A reactive "bounce" is made once the enemy minions attack your turret. While you might instinctively want to kill off the enemy wave, you should stifle that urge and just last hit. While your turret takes damage, your minions will build up into two waves before the first enemy wave is destroyed. You can then take this built up wave (which has taken no damage from enemy minions) and push forward with it. The disadvantage of bouncing a wave is that you aren't choosing what time to start the push - it's going to occur immediately after the enemy stack is dead. A bounced wave will normally have six caster, six melee, and one cannon, with the third wave arriving 20 seconds after you hit the enemy turret.


By killing the indicated minions and letting the melee minions die a natural death, you can ensure a lane pushes in the direction you want, when you want.

Proactive "stacking" involves clearing the enemy caster and siege minions while leaving the melee minions to stall the push. The casters and cannons are the DPS of the enemy push, so by killing them you minimize the damage done to your wave while the melee minions absorb each other's punishment. By doing this for two straight waves, you should get to an enemy turret with four melee minions, six casters, and one cannon, which will be reinforced with another wave in 20 seconds. You should start stacking on a cannon push so that your stacked wave has the benefit of two (three after 35 minutes) and will easily shove down the enemy structures.

In either case, building up waves waves gives you a number of options - it allows you to do a 4-1-1 split push, where one of the 1s is a minion push that is able to push even without having super minions and can allow less traditional split pushers to participate in a 4-1 split push. The best part of this is that your split pusher doesn't need to initiate this sort of push, any character can effectively stack or bounce a wave and then rejoin his team while the split pusher comes in to take care of the dirty work of taking enemy structures.


Crashing a lane allows your minions to do as much damage to the turret as possible while preventing the enemy from bouncing the wave back towards your structures.

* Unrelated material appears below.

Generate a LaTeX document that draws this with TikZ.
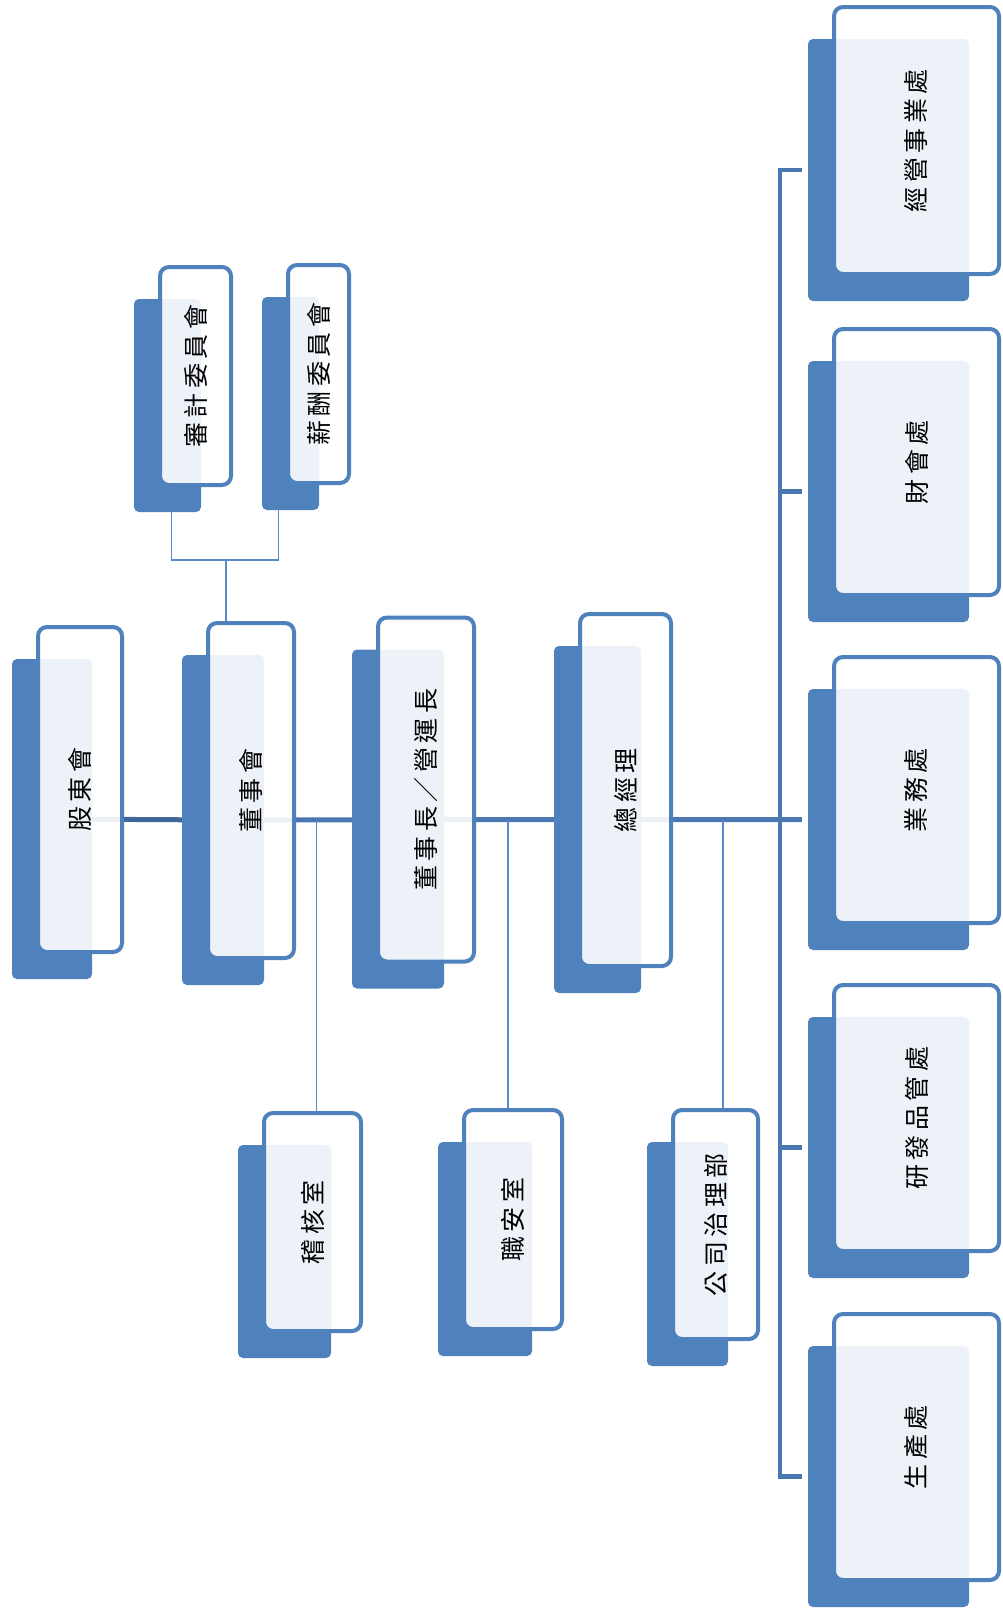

Not every split push will result in you taking an enemy structure. Sometimes, you'll realize the enemy is coming to kill you immediately after you start your shove. In these cases, you can make sure they aren't rewarded with gold, experience, or a bounced wave of their own by "crashing" the minion wave against the enemy turret. Your goal is to quickly clear the enemy minions under turret and then back off immediately. The turret will take care of your minions if it is a normal wave, but in the case of stacked waves, you're going to be unable to ensure the lane resets without putting yourself in danger. Luckily, the gold a stacked wave represents often means the enemy will clear it without trying to bounce the lane back towards you.


Split Pushing with Managed Minions

Playing around stacked waves is very much like playing around super minions in the late game and you should make decisions much like you would in the late game. The advantage of stacking super minions is that you get to make the decision over where and when the minions pressure the enemy. To take advantage of this, you will need to "time" your minions so that they attack a turret as you attempt to take an objective.

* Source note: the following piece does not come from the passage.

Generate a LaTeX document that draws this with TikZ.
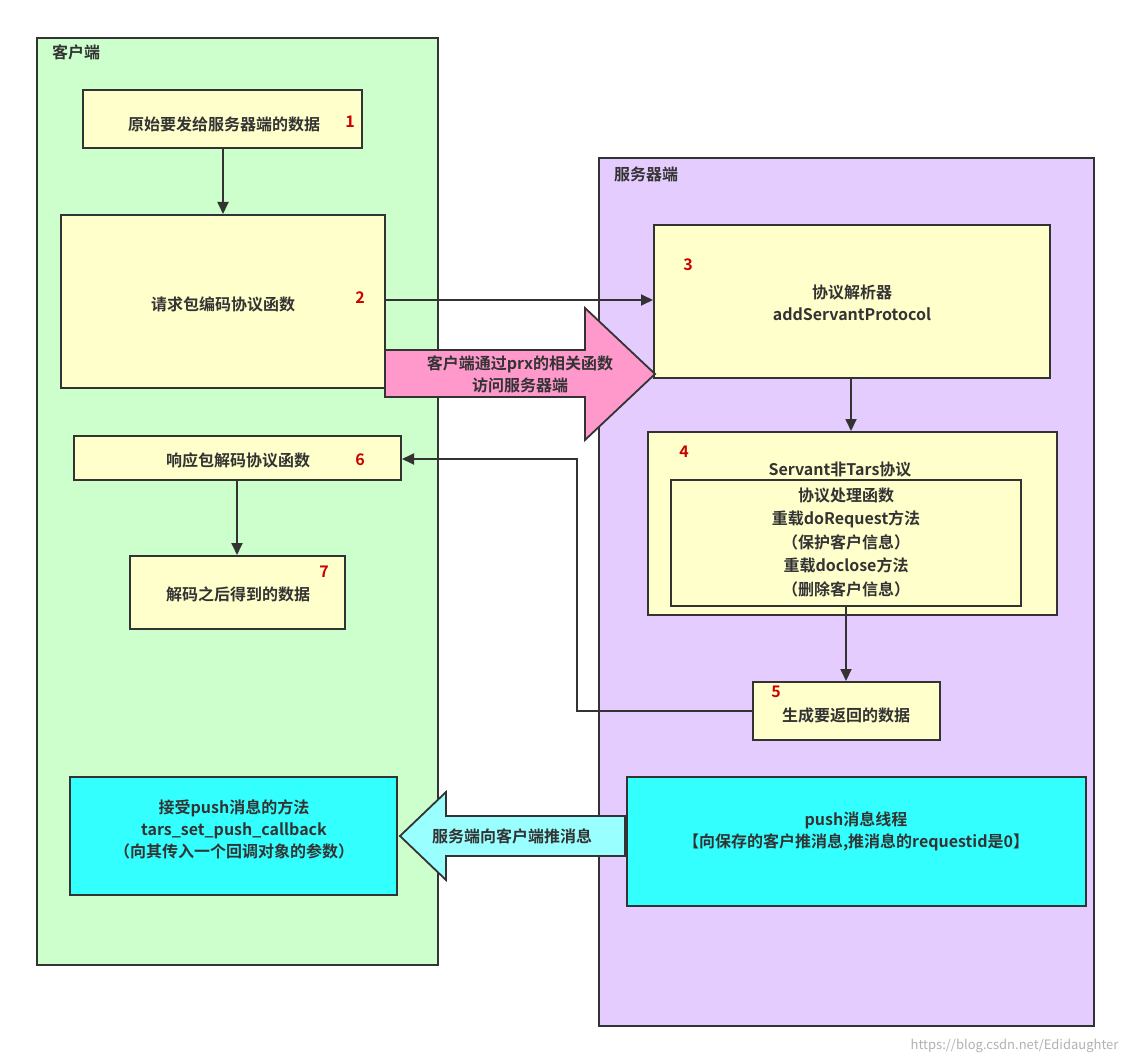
\documentclass[tikz,border=0pt]{standalone}
\usepackage{fontspec}
\setmainfont{Noto Sans CJK SC}[BoldFont={Noto Sans CJK SC Bold}]
\usetikzlibrary{arrows.meta}
\definecolor{ln}{HTML}{333333}
\definecolor{cg}{HTML}{CCFFCC}
\definecolor{sp}{HTML}{E5CCFF}
\definecolor{yb}{HTML}{FFFFCC}
\definecolor{cy}{HTML}{33FFFF}
\definecolor{pk}{HTML}{FF99CC}
\definecolor{lb}{HTML}{99FFFF}
\definecolor{rd}{HTML}{CC0000}
\begin{document}
\begin{tikzpicture}[x=1pt,y=-1pt,font=\bfseries\fontsize{16}{22}\selectfont,
 bx/.style={draw=ln,line width=1.8pt},
 ar/.style={draw=ln,line width=1.8pt,-{Triangle[length=12pt,width=11pt]}},
 num/.style={text=rd,font=\bfseries\fontsize{16}{18}\selectfont},
 tx/.style={text=ln,align=center,inner sep=0pt}]
\useasboundingbox (0,0) rectangle (1131,1064);
\fill[white] (0,0) rectangle (1131,1064);
\draw[bx,fill=cg] (37,38) rectangle (438,965);
\node[tx,anchor=west] (cl) at (52,52) {客户端};
\draw[bx,fill=sp] (599,158) rectangle (1094,1026);
\node[tx,anchor=west] (sv) at (614,174) {服务器端};
% boxes
\draw[bx,fill=yb] (83,90) rectangle (362,148);
\node[tx] (b1) at (224,124) {原始要发给服务器端的数据};
\node[num] at (350,122) {1};
\draw[bx,fill=yb] (61,215) rectangle (385,388);
\node[tx] (b2) at (223,304) {请求包编码协议函数};
\node[num] at (360,298) {2};
\draw[bx,fill=yb] (654,225) rectangle (1050,378);
\node[tx] (b3) at (852,303) {协议解析器\\addServantProtocol};
\node[num] at (688,265) {3};
\draw[bx,fill=yb] (648,432) rectangle (1057,615);
\node[tx] (b4) at (840,470) {Servant非Tars协议};
\node[num] at (684,452) {4};
\draw[bx,fill=yb] (671,480) rectangle (1021,606);
\node[tx,font=\bfseries\fontsize{16}{23.5}\selectfont] (b4i) at (846,542) {协议处理函数\\重载doRequest方法\\（保护客户信息）\\重载doclose方法\\（删除客户信息）};
\draw[bx,fill=yb] (753,682) rectangle (940,740);
\node[tx] (b5) at (846,715) {生成要返回的数据};
\node[num] at (776,692) {5};
\draw[bx,fill=yb] (74,436) rectangle (401,480);
\node[tx] (b6) at (238,460) {响应包解码协议函数};
\node[num] at (360,460) {6};
\draw[bx,fill=yb] (130,556) rectangle (345,629);
\node[tx] (b7) at (238,594) {解码之后得到的数据};
\node[num] at (324,572) {7};
\draw[bx,fill=cy] (70,777) rectangle (397,895);
\node[tx] (c1) at (234,829) {接受push消息的方法\\tars\_set\_push\_callback\\（向其传入一个回调对象的参数）};
\draw[bx,fill=cy] (627,777) rectangle (1086,906);
\node[tx] (c2) at (856,831) {push消息线程\\【向保存的客户推消息,推消息的requestid是0】};
% big arrows
\draw[line width=1.8pt,draw=ln,fill=pk] (385,350) -- (585,350) -- (585,308) -- (655,374) -- (585,440) -- (585,397) -- (385,397) -- cycle;
\node[tx] (pa) at (520,374) {客户端通过prx的相关函数\\访问服务器端};
\draw[line width=1.8pt,draw=ln,fill=lb] (625,816) -- (446,816) -- (446,792) -- (400,836) -- (446,880) -- (446,856) -- (625,856) -- cycle;
\node[tx] (la) at (512,836) {服务端向客户端推消息};
% connectors
\coordinate (p1) at (223,148); \coordinate (p2) at (223,214);
\draw[ar] (p1) -- (p2);
\coordinate (q1) at (385,300); \coordinate (q2) at (653,300);
\draw[ar] (q1) -- (q2);
\coordinate (r1) at (851,378); \coordinate (r2) at (851,431);
\draw[ar] (r1) -- (r2);
\coordinate (s1) at (846,606); \coordinate (s2) at (846,681);
\draw[ar] (s1) -- (s2);
\coordinate (u1) at (237,480); \coordinate (u2) at (237,555);
\draw[ar] (u1) -- (u2);
\coordinate (t1) at (753,711); \coordinate (t2) at (402,459);
\draw[ar] (t1) -- (577,711) -- (577,459) -- (t2);
\node[text=gray!60,font=\fontsize{13}{15}\selectfont,anchor=east] at (1122,1046) {https://blog.csdn.net/Edidaughter};
\end{tikzpicture}
\end{document}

While this might seem daunting, it isn't actually that difficult. The minion wave is going to be on the turret for a while, so your margin of error is large, and it's easy to time as the waves spawn in 30 second intervals. And stacking waves is something that you can do during the set-up for objectives. While your support and jungle are establishing vision control over dragon a minute before it spawns, try stacking a wave instead of clearing it to create some pressure.

If you're the split pusher, stacked waves give you plenty of options to on how to play around it. If you push with a stacked wave, you are able to teleport away from it without giving up the split push. The minions also provide you with safety from skill-shots and threatens massive amounts of damage for people who try to duel you inside the morass.

A proper 4-1-1 split push makes committing multiple people to deal with dangerous duelists like Jax impossible.

Pushing away from the wave makes a 4-1-1 split push, spreading the map even thinner. The enemy is forced to commit one person to the minion wave, one person to you, and leaves them with only three to deal with the objective that your team is taking with the distraction. If you're playing a dangerous duelist, like Jax, Fiora, or Zed, it makes things even more difficult for the enemy team and almost gives your team whatever their goal is for free.